Can you please tell me did you succeed in reproducing this behavior?

Also, with three decoders and small pieces of sample_outdoor_car_1080p_10fps_25_transcoded.h264 freeze problem is reproduced stably.

ffmpeg -y -i ../../data/Video/sample_outdoor_car_1080p_10fps.h264 -t 00:05 -c copy ../../data/Video/sample_outdoor_car_1080p_10fps_05.h264
ffmpeg -y -i ../../data/Video/sample_outdoor_car_1080p_10fps.h264 -t 00:10 -c copy ../../data/Video/sample_outdoor_car_1080p_10fps_10.h264
while true; do ./video_decode H264 --disable-rendering --input-nalu ../../data/Video/sample_outdoor_car_1080p_10fps_05.h264 ; done &
while true; do ./video_decode H264 --disable-rendering --input-nalu ../../data/Video/sample_outdoor_car_1080p_10fps_05.h264 ; done &
while true; do ./video_decode H264 --disable-rendering --input-nalu ../../data/Video/sample_outdoor_car_1080p_10fps_10.h264 ; done &

Hi,
Thanks for the information.
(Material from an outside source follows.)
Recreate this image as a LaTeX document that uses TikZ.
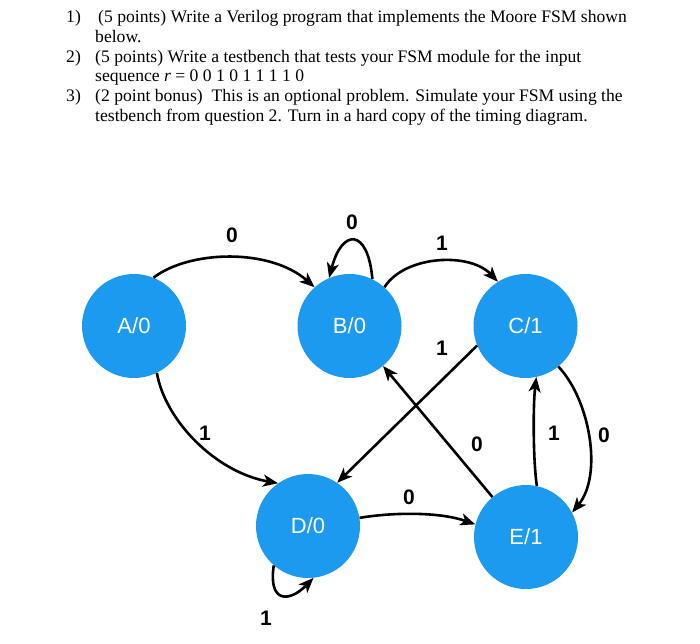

We will follow the steps to reproduce the issue.

Hi,
Please apply the patch and try again:

diff --git a/multimedia_api/ll_samples/samples/00_video_decode/video_decode.h b/multimedia_api/ll_samples/samples/00_video_decode/video_decode.h
index 4c81278..9d6ccfd 100644
--- a/multimedia_api/ll_samples/samples/00_video_decode/video_decode.h
+++ b/multimedia_api/ll_samples/samples/00_video_decode/video_decode.h
@@ -101,6 +101,7 @@ typedef struct
 
     pthread_t dec_capture_loop; // Decoder capture thread, created if running in blocking mode.
     bool got_error;
+    bool op_sent_eos; // Sent EoS to output plane
     bool got_eos;
     bool vp9_file_header_flag;
     bool vp8_file_header_flag;
diff --git a/multimedia_api/ll_samples/samples/00_video_decode/video_decode_main.cpp b/multimedia_api/ll_samples/samples/00_video_decode/video_decode_main.cpp
index 8bb14a9..47b050c 100644
--- a/multimedia_api/ll_samples/samples/00_video_decode/video_decode_main.cpp
+++ b/multimedia_api/ll_samples/samples/00_video_decode/video_decode_main.cpp
@@ -1056,7 +1056,14 @@ dec_capture_loop_fcn(void *arg)
             {
                 if (errno == EAGAIN)
                 {
-                    usleep(1000);
+                    if (ctx->op_sent_eos)
+                    {
+                        usleep(16666);
+                    }
+                    else
+                    {
+                        usleep(1000);
+                    }
                 }
                 else
                 {
@@ -2055,6 +2062,7 @@ decode_proc(context_t& ctx, int argc, char *argv[])
         eos = decoder_proc_blocking(ctx, eos, current_file, current_loop, nalu_parse_buffer);
     else
         eos = decoder_proc_nonblocking(ctx, eos, current_file, current_loop, nalu_parse_buffer);
+    ctx.op_sent_eos = eos;
     /* After sending EOS, all the buffers from output plane should be dequeued.
        and after that capture plane loop should be signalled to stop. */
     if (ctx.blocking_mode)

It looks to be a race condition in handing EoS. We don’t see the issue after applying the patch. Please give it a try.